### STATED TASK
Your copy should hold exactly the lines from the one containing "What React, TypeScript" to the one containing "89.7, 100.0, 112.1];", inclusive, with no pictures.

════

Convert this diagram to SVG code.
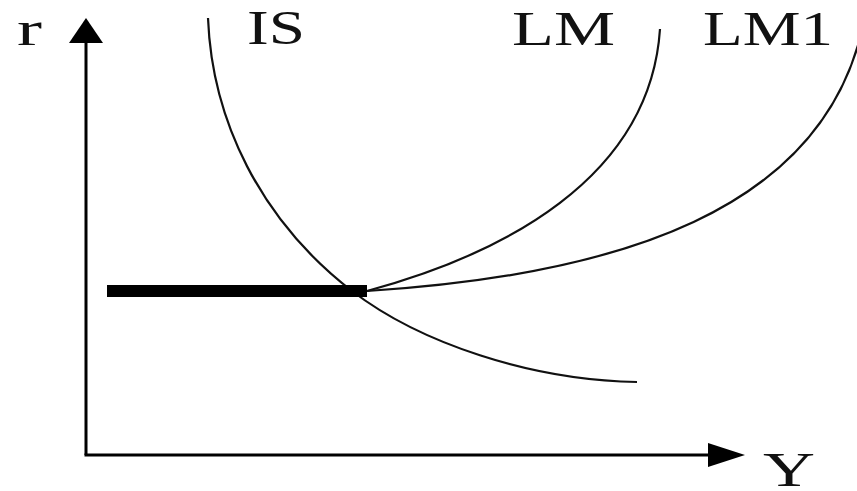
<svg xmlns="http://www.w3.org/2000/svg" width="857" height="491" viewBox="0 0 857 491">
<style>
.lbl{font-family:"Liberation Serif","Times New Roman",serif;font-size:49px;fill:#111}
.axis{stroke:#000;stroke-width:3;fill:none}
.curve{stroke:#111;stroke-width:2.2;fill:none}
</style>
<rect width="857" height="491" fill="#fff"/>
<g id="axes">
<line class="axis" x1="86" y1="455" x2="86" y2="40"/>
<line class="axis" x1="84.5" y1="455" x2="712" y2="455"/>
<polygon points="86,18 69,43 103,43" fill="#000"/>
<polygon points="745,455 708,443 708,467" fill="#000"/>
</g>
<g id="curves">
<path id="IS" class="curve" d="M208,18 C212,120 260,220 352,291 C420,343 530,380 637,382"/>
<path id="LM" class="curve" d="M367,291 C500,255 650,180 660,29"/>
<path id="LM1" class="curve" d="M367,291 C620,275 820,210 862,30"/>
<line id="floor" x1="107" y1="291" x2="367" y2="291" stroke="#000" stroke-width="12"/>
</g>
<g id="labels">
<text class="lbl" x="17" y="45" textLength="25" lengthAdjust="spacingAndGlyphs">r</text>
<text class="lbl" x="247" y="44" textLength="58" lengthAdjust="spacingAndGlyphs">IS</text>
<text class="lbl" x="512" y="45" textLength="103" lengthAdjust="spacingAndGlyphs">LM</text>
<text class="lbl" x="703" y="45" textLength="130" lengthAdjust="spacingAndGlyphs">LM1</text>
<text class="lbl" x="763" y="486" textLength="52" lengthAdjust="spacingAndGlyphs">Y</text>
</g>
</svg>
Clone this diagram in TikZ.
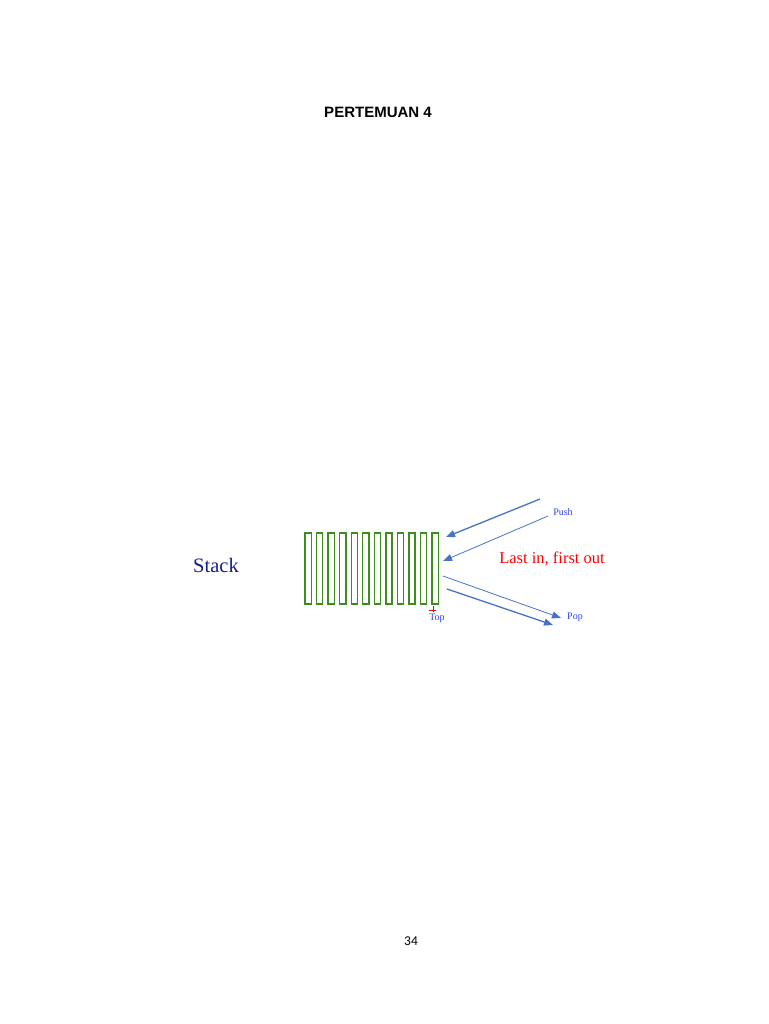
\documentclass[tikz,border=0pt]{standalone}
\usepackage{fontspec}
\setmainfont{Liberation Serif}
\newfontfamily\arialfont{Liberation Sans}
\newfontfamily\calibrifont{Carlito}
\usepackage{xcolor}
\usetikzlibrary{arrows.meta}
\definecolor{stackgreen}{RGB}{60,140,30}
\definecolor{arrowblue}{RGB}{70,115,200}
\definecolor{labelblue}{RGB}{50,70,230}
\definecolor{navy}{RGB}{20,30,140}

\begin{document}
\begin{tikzpicture}[x = 1pt, y = -1pt]
\useasboundingbox [fill = white] (0,0) rectangle (768,1024);
%\draw [gray] (0,0) rectangle (768,1024);
\node (title) at (378,112) {\arialfont\bfseries\fontsize{15}{18}\selectfont PERTEMUAN 4};
\node (page) at (411,941) {\calibrifont\fontsize{13.5}{16}\selectfont 34};
% the stack
\foreach \i in {0,...,11}
  \draw [stackgreen, line width = 1.4pt] (305+11.55*\i,533) rectangle ++(6.2,71);
\node [navy] (stack) at (216,565) {\fontsize{20.5}{24}\selectfont Stack};
\node [red] (lifo) at (552,559) {\fontsize{16.5}{19}\selectfont Last in,\ first out};
\node [labelblue, inner sep = 1pt] (top) at (437,618) {\fontsize{10}{11}\selectfont Top};
\draw [red, line width = 0.6pt] (429,610) -- (436,610);
\draw [red, line width = 0.6pt] (433,606) -- (433,612);
\node [labelblue, inner sep = 1pt] (push) at (563,512) {\fontsize{10}{11}\selectfont Push};
\node [labelblue, inner sep = 1pt] (pop) at (575,617) {\fontsize{10}{11}\selectfont Pop};
% push and pop arrows
\coordinate (pushA) at (540,499);
\coordinate (pushAend) at (446,537);
\coordinate (pushB) at (548,516);
\coordinate (pushBend) at (443,561);
\coordinate (popA) at (443,576);
\coordinate (popAend) at (561,618);
\coordinate (popB) at (447,589);
\coordinate (popBend) at (553,625);
\draw [-{Triangle[length=9pt,width=7pt]}, arrowblue, line width = 1.3pt] (pushA) -- (pushAend);
\draw [-{Triangle[length=9pt,width=7pt]}, arrowblue, line width = 0.8pt] (pushB) -- (pushBend);
\draw [-{Triangle[length=9pt,width=7pt]}, arrowblue, line width = 0.8pt] (popA) -- (popAend);
\draw [-{Triangle[length=9pt,width=7pt]}, arrowblue, line width = 1.3pt] (popB) -- (popBend);
\end{tikzpicture}
\end{document}
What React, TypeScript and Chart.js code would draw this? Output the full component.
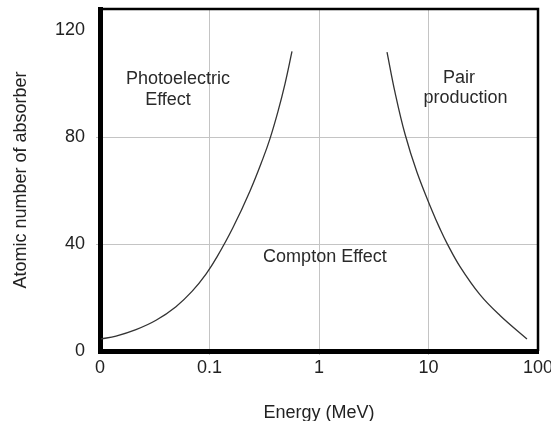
import React, { useEffect, useRef } from "react";
import { Chart, registerables } from "chart.js";

Chart.register(...registerables);

// Photoelectric / Compton boundary (energy in MeV, atomic number Z)
const photoEnergy = [0.0102, 0.014, 0.0213, 0.0325, 0.0494, 0.0692, 0.0929, 0.1171, 0.1639, 0.2344, 0.3081, 0.3569, 0.4222, 0.4892, 0.5667];
const photoZ = [4.5, 5.6, 8.0, 11.5, 16.6, 22.3, 28.8, 35.2, 46.2, 59.9, 72.1, 79.5, 89.7, 100.0, 112.1];

// Compton / Pair production boundary
const pairEnergy = [4.18, 4.94, 6.1, 7.85, 10.76, 12.74, 14.76, 19.4, 29.5, 45.0, 79.3];
const pairZ = [111.9, 96.9, 81.2, 66.9, 52.6, 45.7, 40.3, 31.6, 21.1, 13.3, 4.5];

// Axis ticks
const xTickValues = [0.01, 0.1, 1, 10, 100];
const xTickLabels = ["0", "0.1", "1", "10", "100"];
const yTickValues = [0, 40, 80, 120];
const yTickLabels = ["0", "40", "80", "120"];

// Region labels (text, energy, atomic number)
const regionTexts = ["Photoelectric", "Effect", "Pair", "production", "Compton Effect"];
const regionEnergy = [0.0515, 0.0418, 19.0, 21.8, 1.134];
const regionZ = [101.7, 93.8, 102.1, 94.6, 35.1];

const FONT = "'Liberation Sans', Arial, sans-serif";

const regionLabelPlugin = {
  id: "regionLabels",
  afterDatasetsDraw(chart: any) {
    const { ctx, scales } = chart;
    ctx.save();
    ctx.font = `18px ${FONT}`;
    ctx.fillStyle = "#2a2a2a";
    ctx.textAlign = "center";
    ctx.textBaseline = "middle";
    regionTexts.forEach((t, i) => {
      const x = scales.x.getPixelForValue(regionEnergy[i]);
      const y = scales.y.getPixelForValue(regionZ[i]);
      ctx.fillText(t, x, y);
    });
    ctx.restore();
  },
};

const frameBorderPlugin = {
  id: "frameBorder",
  afterDraw(chart: any) {
    const { ctx, chartArea } = chart;
    const { left, right, top, bottom } = chartArea;
    ctx.save();
    ctx.strokeStyle = "#000";
    ctx.lineWidth = 2.5;
    ctx.beginPath();
    ctx.moveTo(left, top);
    ctx.lineTo(right, top);
    ctx.lineTo(right, bottom);
    ctx.stroke();
    ctx.restore();
  },
};

const zeroPadding = (scale: any) => {
  scale.paddingLeft = 0;
  scale.paddingRight = 0;
  scale.paddingTop = 0;
  scale.paddingBottom = 0;
};

export default function App() {
  const canvasRef = useRef<HTMLCanvasElement | null>(null);

  useEffect(() => {
    if (!canvasRef.current) return;
    const chart = new Chart(canvasRef.current, {
      type: "line",
      data: {
        datasets: [
          {
            label: "Photoelectric",
            data: photoEnergy.map((e, i) => ({ x: e, y: photoZ[i] })),
            borderColor: "#333",
            borderWidth: 1.3,
            pointRadius: 0,
            tension: 0.4,
            fill: false,
          },
          {
            label: "Pair",
            data: pairEnergy.map((e, i) => ({ x: e, y: pairZ[i] })),
            borderColor: "#333",
            borderWidth: 1.3,
            pointRadius: 0,
            tension: 0.4,
            fill: false,
          },
        ],
      },
      options: {
        animation: false,
        responsive: false,
        layout: { padding: { top: 9, right: 13, left: 0, bottom: 0 } },
        plugins: {
          legend: { display: false },
          tooltip: { enabled: false },
        },
        scales: {
          x: {
            type: "logarithmic",
            min: 0.01,
            max: 100,
            afterBuildTicks: (scale: any) => {
              scale.ticks = xTickValues.map((v) => ({ value: v }));
            },
            afterFit: (scale: any) => {
              scale.height = 70;
              zeroPadding(scale);
            },
            ticks: {
              autoSkip: false,
              maxRotation: 0,
              padding: 2,
              color: "#222",
              font: { family: FONT, size: 18 },
              callback: (_v: any, i: number) => xTickLabels[i],
            },
            grid: {
              color: (c: any) => (c.index === 0 || c.index === 4 ? "rgba(0,0,0,0)" : "#c4c4c4"),
              lineWidth: 1,
              drawTicks: true,
              tickLength: 4,
            },
            border: { display: true, color: "#000", width: 5 },
            title: {
              display: true,
              text: "Energy (MeV)",
              color: "#222",
              font: { family: FONT, size: 18 },
              padding: { top: 0, bottom: -3 },
            },
          },
          y: {
            type: "linear",
            min: 0,
            max: 128,
            afterBuildTicks: (scale: any) => {
              scale.ticks = yTickValues.map((v) => ({ value: v }));
            },
            afterFit: (scale: any) => {
              scale.width = 100;
              zeroPadding(scale);
            },
            ticks: {
              autoSkip: false,
              padding: 11,
              color: "#222",
              font: { family: FONT, size: 18 },
              callback: (_v: any, i: number) => yTickLabels[i],
            },
            grid: {
              color: (c: any) => (c.index === 0 || c.index === 3 ? "rgba(0,0,0,0)" : "#c4c4c4"),
              lineWidth: 1,
              drawTicks: true,
              tickLength: 4,
            },
            border: { display: true, color: "#000", width: 5 },
            title: {
              display: true,
              text: "Atomic number of absorber",
              color: "#222",
              font: { family: FONT, size: 18 },
              padding: { top: 10, bottom: 0 },
            },
          },
        },
      },
      plugins: [regionLabelPlugin, frameBorderPlugin],
    } as any);
    return () => chart.destroy();
  }, []);

  return (
    <div style={{ position: "fixed", left: 0, top: 0, width: 551, height: 421, background: "#fff" }}>
      <canvas ref={canvasRef} width={551} height={421} style={{ width: 551, height: 421 }} />
    </div>
  );
}
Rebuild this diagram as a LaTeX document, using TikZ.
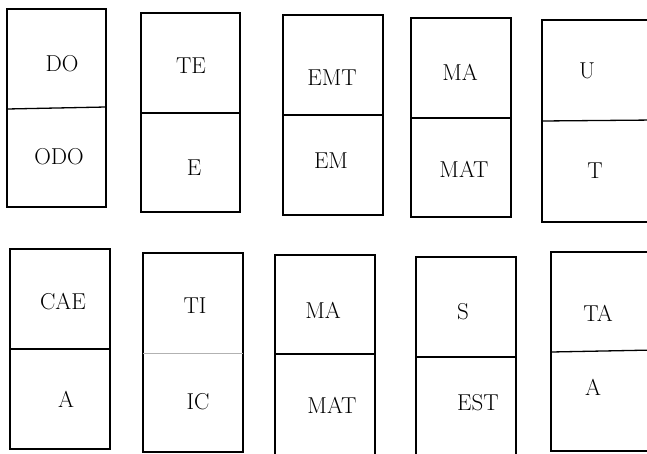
\documentclass[tikz,border=0pt]{standalone}
\usepackage{tikz}
\usetikzlibrary{positioning}

\begin{document}
\begin{tikzpicture}[x=1pt,y=-1pt,
  card/.style={line width=1.3pt},
  lbl/.style={font=\fontsize{23}{28}\selectfont,inner sep=0pt}]
  \useasboundingbox (0,0) rectangle (647,453);
  % upper row
  \draw[card] (7,9) rectangle (106,207);
  \draw[card] (7,109) -- (106,107);
  \node[lbl] (do) at (62,64) {DO};
  \node[lbl] (odo) at (59,157) {ODO};
  \draw[card] (141,13) rectangle (240,212);
  \draw[card] (141,113) -- (240,113);
  \node[lbl] (te) at (191,66) {TE};
  \node[lbl] (e) at (194,168) {E};
  \draw[card] (283,15) rectangle (383,215);
  \draw[card] (283,115) -- (383,115);
  \node[lbl] (emt) at (332,78) {EMT};
  \node[lbl] (em) at (331,161) {EM};
  \draw[card] (411,18) rectangle (511,217);
  \draw[card] (411,118) -- (511,118);
  \node[lbl] (ma) at (460,72) {MA};
  \node[lbl] (mat) at (464,169) {MAT};
  \draw[card] (542,20) rectangle (655,222);
  \draw[card] (542,121) -- (655,120);
  \node[lbl] (u) at (587,71) {U};
  \node[lbl] (t) at (595,171) {T};
  % lower row
  \draw[card] (10,249) rectangle (110,449);
  \draw[card] (10,349) -- (110,349);
  \node[lbl] (cae) at (63,302) {CAE};
  \node[lbl] (a) at (66,399) {A};
  \draw[card] (143,253) rectangle (243,452);
  \draw[gray!60,line width=0.8pt] (143,353) -- (243,353); % duenne Linie
  \node[lbl] (ti) at (195,306) {TI};
  \node[lbl] (ic) at (198,402) {IC};
  \draw[card] (275,255) rectangle (375,460);
  \draw[card] (275,354) -- (375,354);
  \node[lbl] (ma2) at (323,310) {MA};
  \node[lbl] (mat2) at (332,405) {MAT};
  \draw[card] (416,257) rectangle (516,460);
  \draw[card] (416,357) -- (516,357);
  \node[lbl] (s) at (463,312) {S};
  \node[lbl] (est) at (478,403) {EST};
  \draw[card] (551,252) rectangle (655,451);
  \draw[card] (551,352) -- (655,350);
  \node[lbl] (ta) at (598,313) {TA};
  \node[lbl] (a2) at (593,387) {A};
\end{tikzpicture}
\end{document}
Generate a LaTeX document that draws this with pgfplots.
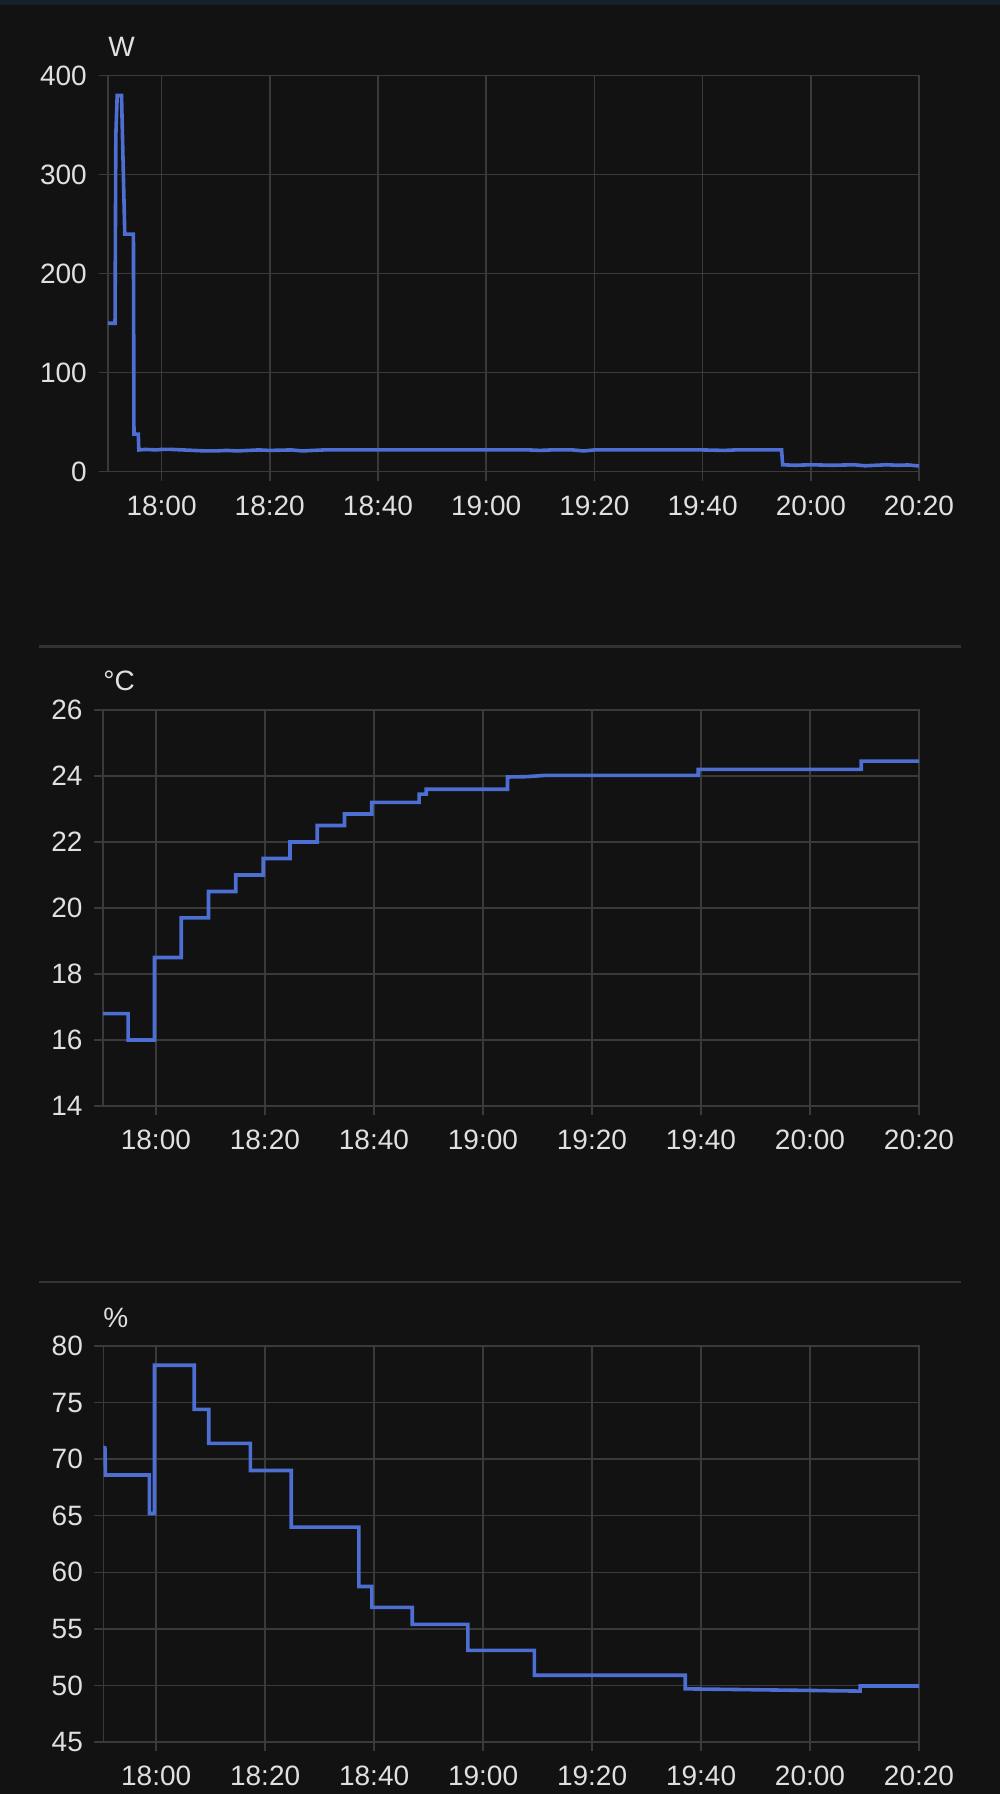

════

### CORRECT OUTPUT
What React, TypeScript and Chart.js code would draw this? Output the full component.
import React, { useEffect, useRef } from "react";
import { Chart, registerables } from "chart.js";

Chart.register(...registerables);

// Photoelectric / Compton boundary (energy in MeV, atomic number Z)
const photoEnergy = [0.0102, 0.014, 0.0213, 0.0325, 0.0494, 0.0692, 0.0929, 0.1171, 0.1639, 0.2344, 0.3081, 0.3569, 0.4222, 0.4892, 0.5667];
const photoZ = [4.5, 5.6, 8.0, 11.5, 16.6, 22.3, 28.8, 35.2, 46.2, 59.9, 72.1, 79.5, 89.7, 100.0, 112.1];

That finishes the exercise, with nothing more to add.